### GIVEN REQUEST
Everything from the line with "Convert this chart to matplotlib code." through the line with "from matplotlib.lines import Line2D" should be repeated exactly, both of those lines included, and nothing else.
** start of EXTRACTED DATA **
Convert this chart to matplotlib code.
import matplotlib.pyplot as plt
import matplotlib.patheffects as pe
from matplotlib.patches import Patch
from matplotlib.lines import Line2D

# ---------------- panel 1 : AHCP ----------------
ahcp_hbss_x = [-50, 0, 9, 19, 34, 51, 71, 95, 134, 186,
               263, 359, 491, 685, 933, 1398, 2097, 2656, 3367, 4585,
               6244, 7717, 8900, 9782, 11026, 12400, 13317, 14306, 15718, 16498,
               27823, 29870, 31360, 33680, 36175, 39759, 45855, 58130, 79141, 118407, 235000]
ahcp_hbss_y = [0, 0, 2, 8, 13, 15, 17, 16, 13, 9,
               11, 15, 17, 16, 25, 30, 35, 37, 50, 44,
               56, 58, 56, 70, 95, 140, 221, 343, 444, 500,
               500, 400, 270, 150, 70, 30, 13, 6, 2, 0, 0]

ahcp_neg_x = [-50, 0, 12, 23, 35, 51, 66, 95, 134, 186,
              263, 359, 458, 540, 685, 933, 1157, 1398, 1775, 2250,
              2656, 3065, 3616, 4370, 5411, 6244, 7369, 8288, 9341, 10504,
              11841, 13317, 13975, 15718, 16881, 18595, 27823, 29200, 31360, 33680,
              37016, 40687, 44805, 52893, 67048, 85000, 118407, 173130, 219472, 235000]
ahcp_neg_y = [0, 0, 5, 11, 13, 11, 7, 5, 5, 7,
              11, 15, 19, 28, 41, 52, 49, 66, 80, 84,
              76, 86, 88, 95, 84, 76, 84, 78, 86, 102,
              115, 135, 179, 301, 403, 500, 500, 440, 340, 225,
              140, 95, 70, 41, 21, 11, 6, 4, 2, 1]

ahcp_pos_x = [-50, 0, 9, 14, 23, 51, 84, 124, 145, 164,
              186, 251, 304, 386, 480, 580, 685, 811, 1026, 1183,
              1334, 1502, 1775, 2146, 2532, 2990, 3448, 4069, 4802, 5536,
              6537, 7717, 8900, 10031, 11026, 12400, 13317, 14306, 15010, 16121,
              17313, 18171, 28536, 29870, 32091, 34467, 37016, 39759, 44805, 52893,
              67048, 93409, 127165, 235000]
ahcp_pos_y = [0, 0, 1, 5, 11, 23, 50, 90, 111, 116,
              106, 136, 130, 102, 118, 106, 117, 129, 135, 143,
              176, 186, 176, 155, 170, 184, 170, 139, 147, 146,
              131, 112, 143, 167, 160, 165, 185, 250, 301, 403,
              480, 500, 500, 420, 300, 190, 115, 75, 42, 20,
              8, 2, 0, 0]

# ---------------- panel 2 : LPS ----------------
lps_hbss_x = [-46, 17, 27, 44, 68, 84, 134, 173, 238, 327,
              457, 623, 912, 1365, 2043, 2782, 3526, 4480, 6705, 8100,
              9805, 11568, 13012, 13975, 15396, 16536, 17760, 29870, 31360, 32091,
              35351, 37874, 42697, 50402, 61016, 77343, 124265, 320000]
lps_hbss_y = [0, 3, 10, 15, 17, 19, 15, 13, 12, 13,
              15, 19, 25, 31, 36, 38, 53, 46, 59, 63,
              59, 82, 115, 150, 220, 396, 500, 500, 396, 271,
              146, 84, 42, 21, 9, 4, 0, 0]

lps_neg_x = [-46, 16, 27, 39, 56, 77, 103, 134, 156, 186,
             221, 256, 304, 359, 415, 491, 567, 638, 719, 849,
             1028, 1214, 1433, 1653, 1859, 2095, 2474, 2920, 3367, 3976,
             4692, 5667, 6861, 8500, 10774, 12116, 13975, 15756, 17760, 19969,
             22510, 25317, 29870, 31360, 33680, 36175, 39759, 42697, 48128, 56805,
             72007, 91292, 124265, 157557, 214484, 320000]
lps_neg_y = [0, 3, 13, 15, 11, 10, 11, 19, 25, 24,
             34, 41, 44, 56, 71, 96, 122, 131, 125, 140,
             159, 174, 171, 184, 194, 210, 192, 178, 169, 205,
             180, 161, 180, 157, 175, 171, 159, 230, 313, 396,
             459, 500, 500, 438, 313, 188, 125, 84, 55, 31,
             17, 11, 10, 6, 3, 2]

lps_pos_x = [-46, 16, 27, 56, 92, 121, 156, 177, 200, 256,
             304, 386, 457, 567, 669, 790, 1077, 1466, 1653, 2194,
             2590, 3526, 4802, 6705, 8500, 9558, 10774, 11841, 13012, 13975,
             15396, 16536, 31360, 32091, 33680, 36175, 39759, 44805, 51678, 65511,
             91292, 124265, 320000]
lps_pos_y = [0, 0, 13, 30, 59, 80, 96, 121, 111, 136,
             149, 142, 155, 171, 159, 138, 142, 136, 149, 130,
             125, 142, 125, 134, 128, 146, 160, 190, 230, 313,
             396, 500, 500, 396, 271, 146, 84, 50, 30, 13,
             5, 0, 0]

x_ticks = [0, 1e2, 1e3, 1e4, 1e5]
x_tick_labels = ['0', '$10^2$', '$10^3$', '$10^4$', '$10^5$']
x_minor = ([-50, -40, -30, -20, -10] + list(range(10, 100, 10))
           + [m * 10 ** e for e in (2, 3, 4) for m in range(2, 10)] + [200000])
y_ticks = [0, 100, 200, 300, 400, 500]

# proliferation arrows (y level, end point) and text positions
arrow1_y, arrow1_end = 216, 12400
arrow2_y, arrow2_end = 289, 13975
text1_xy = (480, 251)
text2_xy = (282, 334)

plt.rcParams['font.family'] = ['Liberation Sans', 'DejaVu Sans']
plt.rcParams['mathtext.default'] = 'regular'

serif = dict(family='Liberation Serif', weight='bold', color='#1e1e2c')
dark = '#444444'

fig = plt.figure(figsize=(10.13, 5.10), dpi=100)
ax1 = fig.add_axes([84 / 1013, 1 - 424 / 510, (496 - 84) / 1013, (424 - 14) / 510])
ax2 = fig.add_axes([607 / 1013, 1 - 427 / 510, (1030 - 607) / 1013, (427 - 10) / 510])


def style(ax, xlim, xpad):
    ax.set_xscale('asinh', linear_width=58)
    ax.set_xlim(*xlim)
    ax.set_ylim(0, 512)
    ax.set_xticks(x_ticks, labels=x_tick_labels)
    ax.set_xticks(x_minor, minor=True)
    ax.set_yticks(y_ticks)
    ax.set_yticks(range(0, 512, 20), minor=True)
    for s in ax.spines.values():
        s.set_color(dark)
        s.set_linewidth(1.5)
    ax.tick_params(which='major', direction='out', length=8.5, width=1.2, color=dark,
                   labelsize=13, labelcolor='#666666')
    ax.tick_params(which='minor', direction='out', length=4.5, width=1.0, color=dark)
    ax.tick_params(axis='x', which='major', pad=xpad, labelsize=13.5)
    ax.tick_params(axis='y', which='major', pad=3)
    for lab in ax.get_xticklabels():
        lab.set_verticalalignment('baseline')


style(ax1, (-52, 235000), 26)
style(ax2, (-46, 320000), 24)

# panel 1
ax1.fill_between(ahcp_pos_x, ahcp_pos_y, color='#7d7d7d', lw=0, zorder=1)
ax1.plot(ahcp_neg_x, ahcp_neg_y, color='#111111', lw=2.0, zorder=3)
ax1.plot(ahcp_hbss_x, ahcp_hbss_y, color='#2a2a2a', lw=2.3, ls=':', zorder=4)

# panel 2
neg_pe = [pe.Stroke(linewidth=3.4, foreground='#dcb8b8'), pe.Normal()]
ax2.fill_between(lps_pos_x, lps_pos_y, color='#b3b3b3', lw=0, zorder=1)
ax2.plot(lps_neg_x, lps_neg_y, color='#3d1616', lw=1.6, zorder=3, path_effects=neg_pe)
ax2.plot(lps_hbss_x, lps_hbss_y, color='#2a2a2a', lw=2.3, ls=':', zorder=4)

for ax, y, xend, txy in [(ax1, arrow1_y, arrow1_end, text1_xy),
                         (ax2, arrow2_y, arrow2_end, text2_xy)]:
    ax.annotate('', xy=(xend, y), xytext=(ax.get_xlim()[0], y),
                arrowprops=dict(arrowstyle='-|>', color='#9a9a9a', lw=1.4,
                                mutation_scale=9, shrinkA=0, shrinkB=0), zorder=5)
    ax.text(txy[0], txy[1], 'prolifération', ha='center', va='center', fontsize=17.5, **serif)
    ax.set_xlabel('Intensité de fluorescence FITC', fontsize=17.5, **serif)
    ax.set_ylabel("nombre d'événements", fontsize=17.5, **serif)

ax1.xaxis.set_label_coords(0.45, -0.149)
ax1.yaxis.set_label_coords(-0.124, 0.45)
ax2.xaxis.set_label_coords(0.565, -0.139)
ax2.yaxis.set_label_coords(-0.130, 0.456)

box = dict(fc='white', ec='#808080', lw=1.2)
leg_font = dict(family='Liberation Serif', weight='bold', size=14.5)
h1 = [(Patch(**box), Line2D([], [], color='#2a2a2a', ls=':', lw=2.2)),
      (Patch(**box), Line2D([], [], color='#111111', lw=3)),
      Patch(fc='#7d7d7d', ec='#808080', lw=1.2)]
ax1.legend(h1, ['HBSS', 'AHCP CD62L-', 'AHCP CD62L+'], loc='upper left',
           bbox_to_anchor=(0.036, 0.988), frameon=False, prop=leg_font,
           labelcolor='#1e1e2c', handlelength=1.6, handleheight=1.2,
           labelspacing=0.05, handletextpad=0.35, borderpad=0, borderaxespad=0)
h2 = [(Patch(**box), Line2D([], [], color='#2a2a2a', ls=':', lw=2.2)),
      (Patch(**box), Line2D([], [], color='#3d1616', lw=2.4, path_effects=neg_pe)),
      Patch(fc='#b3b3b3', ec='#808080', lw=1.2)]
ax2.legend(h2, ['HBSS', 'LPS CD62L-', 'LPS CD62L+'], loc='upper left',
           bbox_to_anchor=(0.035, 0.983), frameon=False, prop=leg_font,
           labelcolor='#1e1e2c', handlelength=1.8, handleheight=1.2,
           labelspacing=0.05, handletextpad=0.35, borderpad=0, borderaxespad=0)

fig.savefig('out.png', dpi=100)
** end of EXTRACTED DATA **
** start of EXTRACTED DATA **
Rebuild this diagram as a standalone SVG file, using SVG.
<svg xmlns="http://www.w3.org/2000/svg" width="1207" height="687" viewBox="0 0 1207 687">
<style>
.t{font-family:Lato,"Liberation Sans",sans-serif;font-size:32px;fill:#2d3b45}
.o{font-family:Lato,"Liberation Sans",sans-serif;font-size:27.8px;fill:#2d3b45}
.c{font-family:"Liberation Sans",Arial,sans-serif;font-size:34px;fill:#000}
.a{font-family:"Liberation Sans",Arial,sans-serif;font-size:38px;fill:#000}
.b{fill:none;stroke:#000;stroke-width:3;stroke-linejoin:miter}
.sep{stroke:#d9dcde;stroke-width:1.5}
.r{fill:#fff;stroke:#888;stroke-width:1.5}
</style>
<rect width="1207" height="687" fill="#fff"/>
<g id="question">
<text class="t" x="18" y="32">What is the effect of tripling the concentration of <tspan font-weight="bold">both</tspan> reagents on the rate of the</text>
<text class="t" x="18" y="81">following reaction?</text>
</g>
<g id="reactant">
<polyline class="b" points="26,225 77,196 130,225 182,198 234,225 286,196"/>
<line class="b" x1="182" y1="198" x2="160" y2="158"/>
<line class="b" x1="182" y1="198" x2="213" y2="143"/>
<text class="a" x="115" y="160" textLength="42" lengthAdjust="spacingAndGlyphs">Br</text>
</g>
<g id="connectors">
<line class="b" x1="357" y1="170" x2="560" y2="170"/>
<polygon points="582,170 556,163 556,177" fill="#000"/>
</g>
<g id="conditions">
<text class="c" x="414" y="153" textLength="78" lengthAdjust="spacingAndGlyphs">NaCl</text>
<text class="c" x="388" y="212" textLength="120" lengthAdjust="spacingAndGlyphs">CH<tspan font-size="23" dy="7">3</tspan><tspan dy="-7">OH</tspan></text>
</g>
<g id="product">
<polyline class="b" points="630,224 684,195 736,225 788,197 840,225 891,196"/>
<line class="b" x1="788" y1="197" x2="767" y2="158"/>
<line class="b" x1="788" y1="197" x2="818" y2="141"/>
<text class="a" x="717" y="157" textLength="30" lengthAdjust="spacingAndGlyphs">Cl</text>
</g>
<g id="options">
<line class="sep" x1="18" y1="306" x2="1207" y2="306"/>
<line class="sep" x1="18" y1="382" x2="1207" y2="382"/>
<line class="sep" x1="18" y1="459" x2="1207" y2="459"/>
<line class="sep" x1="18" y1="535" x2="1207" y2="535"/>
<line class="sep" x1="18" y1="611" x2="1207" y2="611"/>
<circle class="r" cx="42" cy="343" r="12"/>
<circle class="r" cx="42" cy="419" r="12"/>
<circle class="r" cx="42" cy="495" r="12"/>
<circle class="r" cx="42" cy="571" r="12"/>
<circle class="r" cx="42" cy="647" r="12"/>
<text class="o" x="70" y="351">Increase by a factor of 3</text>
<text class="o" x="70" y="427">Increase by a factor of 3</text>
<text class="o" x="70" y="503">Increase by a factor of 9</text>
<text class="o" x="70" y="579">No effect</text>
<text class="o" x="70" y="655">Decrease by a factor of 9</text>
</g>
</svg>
** end of EXTRACTED DATA **
### RESULT
Convert this chart to matplotlib code.
import matplotlib.pyplot as plt
import matplotlib.patheffects as pe
from matplotlib.patches import Patch
from matplotlib.lines import Line2D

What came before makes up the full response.